# Supplied data
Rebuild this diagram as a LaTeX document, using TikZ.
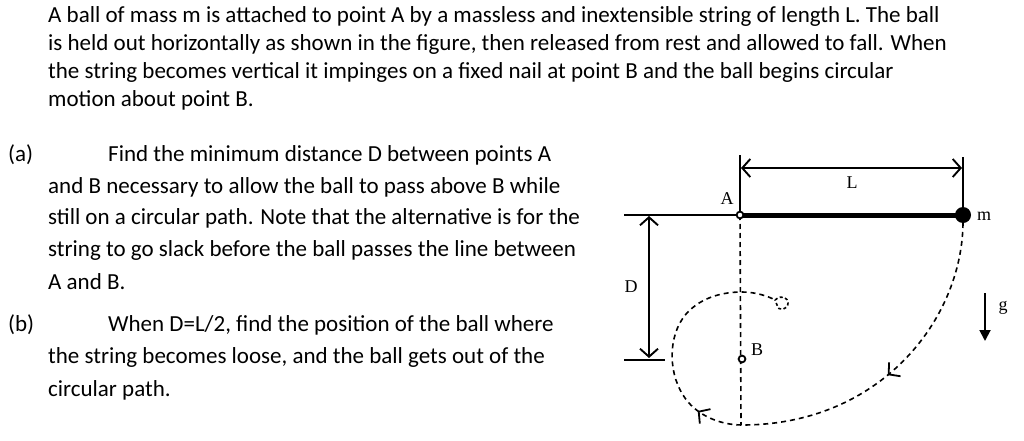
\documentclass[tikz,border=0pt]{standalone}
\usepackage{fontspec}
\setmainfont{Carlito}
\newfontfamily\serifm{Liberation Serif}
\usetikzlibrary{arrows.meta,decorations.markings}
\begin{document}
\begin{tikzpicture}[x=1pt,y=-1pt,
  txt/.style={anchor=west,inner sep=0pt,font=\fontsize{23}{26}\selectfont},
  lbl/.style={inner sep=1pt,font=\serifm\fontsize{18}{20}\selectfont},
  thin/.style={line width=1.6pt},
  traj/.style={line width=1.6pt,dash pattern=on 5pt off 4pt},
  barb/.tip={Straight Barb[length=8pt,width=18pt,line width=1.8pt]},
  dim/.style={line width=1.9pt,{Straight Barb[length=8pt,width=18pt]}-{Straight Barb[length=8pt,width=18pt]}}]
\useasboundingbox (0,0) rectangle (1024,441);
\node[txt] (t1) at (48,16) {A ball of mass m is attached to point A by a massless and inextensible string of length L. The ball};
\node[txt] (t2) at (48,44) {is held out horizontally as shown in the figure, then released from rest and allowed to fall. When};
\node[txt] (t3) at (48,72) {the string becomes vertical it impinges on a fixed nail at point B and the ball begins circular};
\node[txt] (t4) at (48,100) {motion about point B.};
\node[txt] (pa) at (8,155) {(a)};
\node[txt] (a1) at (108,155) {Find the minimum distance D between points A};
\node[txt] (a2) at (48,187) {and B necessary to allow the ball to pass above B while};
\node[txt] (a3) at (48,218) {still on a circular path. Note that the alternative is for the};
\node[txt] (a4) at (48,250) {string to go slack before the ball passes the line between};
\node[txt] (a5) at (48,282) {A and B.};
\node[txt] (pb) at (8,325) {(b)};
\node[txt] (b1) at (108,325) {When D=L/2, find the position of the ball where};
\node[txt] (b2) at (48,357) {the string becomes loose, and the ball gets out of the};
\node[txt] (b3) at (48,390) {circular path.};
% geometry
\coordinate (A) at (740,215);
\coordinate (M) at (963,215);
\coordinate (B) at (742,359);
\coordinate (Atop) at (740,155);
\coordinate (Mtop) at (963,157);
\draw[thin] (Atop) -- (A);
\draw[thin] (Mtop) -- (M);
\coordinate (L1) at (741,168);
\coordinate (L2) at (962,168);
\draw[dim] (L1) -- (L2);
\node[lbl] (Ll) at (852,183) {L};
\coordinate (H1) at (624,215);
\draw[thin] (H1) -- (A);
\coordinate (H2) at (624,360);
\coordinate (H3) at (665,360);
\draw[thin] (H2) -- (H3);
\coordinate (D1) at (649,216);
\coordinate (D2) at (649,358);
\draw[dim] (D1) -- (D2);
\node[lbl] (Dl) at (631,287) {D};
\coordinate (Bot) at (741,425);
\draw[traj] (A) -- (Bot);
\draw[line width=5pt] (A) -- (M);
\fill (M) circle (8);
\node[lbl,anchor=west] (ml) at (976,216) {m};
\draw[fill=white,line width=1.8pt] (A) circle (3.4);
\draw[fill=white,line width=1.8pt] (B) circle (3.4);
\node[lbl] (Al) at (727,199) {A};
\node[lbl] (Bl) at (757,350) {B};
% trajectory
\draw[traj, postaction={decorate},
  decoration={markings,
    mark=at position 0.30 with {\arrow[solid]{barb}},
    mark=at position 0.65 with {\arrow[solid]{barb}}}]
  (963,223) .. controls (962,320) and (880,425) .. (742,425)
  .. controls (720,425) and (695,415) .. (683,395)
  .. controls (667,370) and (668,330) .. (690,310)
  .. controls (705,296) and (725,292) .. (742,292)
  .. controls (755,292) and (768,296) .. (775,300);
\draw[traj,dash pattern=on 3pt off 2.5pt] (775,300) .. controls (782,294) and (788,298) .. (788,303)
  .. controls (788,310) and (778,312) .. (777,305) -- (775,300);
% gravity
\coordinate (G1) at (985,293);
\coordinate (G2) at (985,341);
\draw[line width=1.9pt,-{Triangle[length=11pt,width=11pt]}] (G1) -- (G2);
\node[lbl] (gl) at (1003,308) {g};
\end{tikzpicture}
\end{document}
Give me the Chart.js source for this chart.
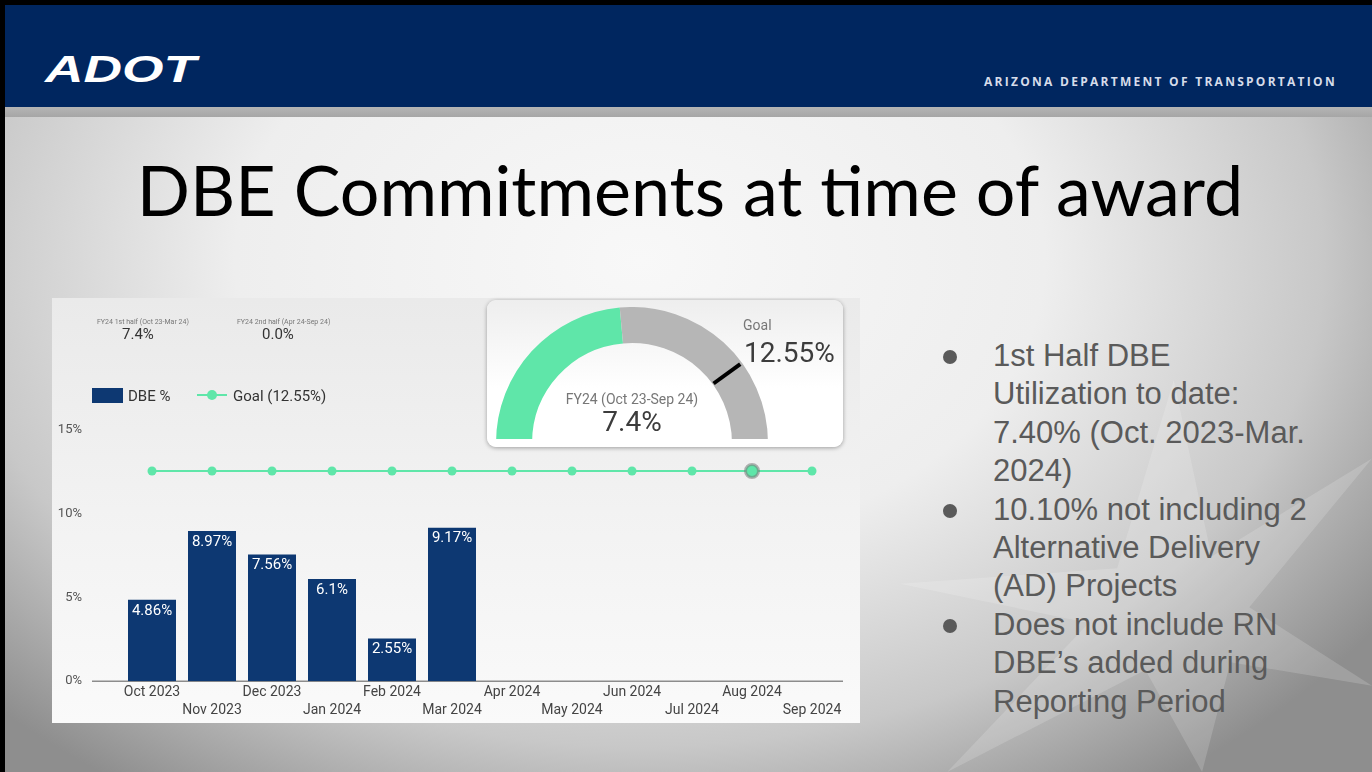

# Exercise task
All of the material above is to be copied exactly, except for its images.

# Written answer
Rebuild this diagram as a LaTeX document, using TikZ.
\documentclass[tikz,border=0pt]{standalone}
\usepackage{fontspec}
\setmainfont{Carlito}
\newfontfamily\serifm{Liberation Serif}
\usetikzlibrary{arrows.meta,decorations.markings}
\begin{document}
\begin{tikzpicture}[x=1pt,y=-1pt,
  txt/.style={anchor=west,inner sep=0pt,font=\fontsize{23}{26}\selectfont},
  lbl/.style={inner sep=1pt,font=\serifm\fontsize{18}{20}\selectfont},
  thin/.style={line width=1.6pt},
  traj/.style={line width=1.6pt,dash pattern=on 5pt off 4pt},
  barb/.tip={Straight Barb[length=8pt,width=18pt,line width=1.8pt]},
  dim/.style={line width=1.9pt,{Straight Barb[length=8pt,width=18pt]}-{Straight Barb[length=8pt,width=18pt]}}]
\useasboundingbox (0,0) rectangle (1024,441);
\node[txt] (t1) at (48,16) {A ball of mass m is attached to point A by a massless and inextensible string of length L. The ball};
\node[txt] (t2) at (48,44) {is held out horizontally as shown in the figure, then released from rest and allowed to fall. When};
\node[txt] (t3) at (48,72) {the string becomes vertical it impinges on a fixed nail at point B and the ball begins circular};
\node[txt] (t4) at (48,100) {motion about point B.};
\node[txt] (pa) at (8,155) {(a)};
\node[txt] (a1) at (108,155) {Find the minimum distance D between points A};
\node[txt] (a2) at (48,187) {and B necessary to allow the ball to pass above B while};
\node[txt] (a3) at (48,218) {still on a circular path. Note that the alternative is for the};
\node[txt] (a4) at (48,250) {string to go slack before the ball passes the line between};
\node[txt] (a5) at (48,282) {A and B.};
\node[txt] (pb) at (8,325) {(b)};
\node[txt] (b1) at (108,325) {When D=L/2, find the position of the ball where};
\node[txt] (b2) at (48,357) {the string becomes loose, and the ball gets out of the};
\node[txt] (b3) at (48,390) {circular path.};
% geometry
\coordinate (A) at (740,215);
\coordinate (M) at (963,215);
\coordinate (B) at (742,359);
\coordinate (Atop) at (740,155);
\coordinate (Mtop) at (963,157);
\draw[thin] (Atop) -- (A);
\draw[thin] (Mtop) -- (M);
\coordinate (L1) at (741,168);
\coordinate (L2) at (962,168);
\draw[dim] (L1) -- (L2);
\node[lbl] (Ll) at (852,183) {L};
\coordinate (H1) at (624,215);
\draw[thin] (H1) -- (A);
\coordinate (H2) at (624,360);
\coordinate (H3) at (665,360);
\draw[thin] (H2) -- (H3);
\coordinate (D1) at (649,216);
\coordinate (D2) at (649,358);
\draw[dim] (D1) -- (D2);
\node[lbl] (Dl) at (631,287) {D};
\coordinate (Bot) at (741,425);
\draw[traj] (A) -- (Bot);
\draw[line width=5pt] (A) -- (M);
\fill (M) circle (8);
\node[lbl,anchor=west] (ml) at (976,216) {m};
\draw[fill=white,line width=1.8pt] (A) circle (3.4);
\draw[fill=white,line width=1.8pt] (B) circle (3.4);
\node[lbl] (Al) at (727,199) {A};
\node[lbl] (Bl) at (757,350) {B};
% trajectory
\draw[traj, postaction={decorate},
  decoration={markings,
    mark=at position 0.30 with {\arrow[solid]{barb}},
    mark=at position 0.65 with {\arrow[solid]{barb}}}]
  (963,223) .. controls (962,320) and (880,425) .. (742,425)
  .. controls (720,425) and (695,415) .. (683,395)
  .. controls (667,370) and (668,330) .. (690,310)
  .. controls (705,296) and (725,292) .. (742,292)
  .. controls (755,292) and (768,296) .. (775,300);
\draw[traj,dash pattern=on 3pt off 2.5pt] (775,300) .. controls (782,294) and (788,298) .. (788,303)
  .. controls (788,310) and (778,312) .. (777,305) -- (775,300);
% gravity
\coordinate (G1) at (985,293);
\coordinate (G2) at (985,341);
\draw[line width=1.9pt,-{Triangle[length=11pt,width=11pt]}] (G1) -- (G2);
\node[lbl] (gl) at (1003,308) {g};
\end{tikzpicture}
\end{document}
Give me the Chart.js source for this chart.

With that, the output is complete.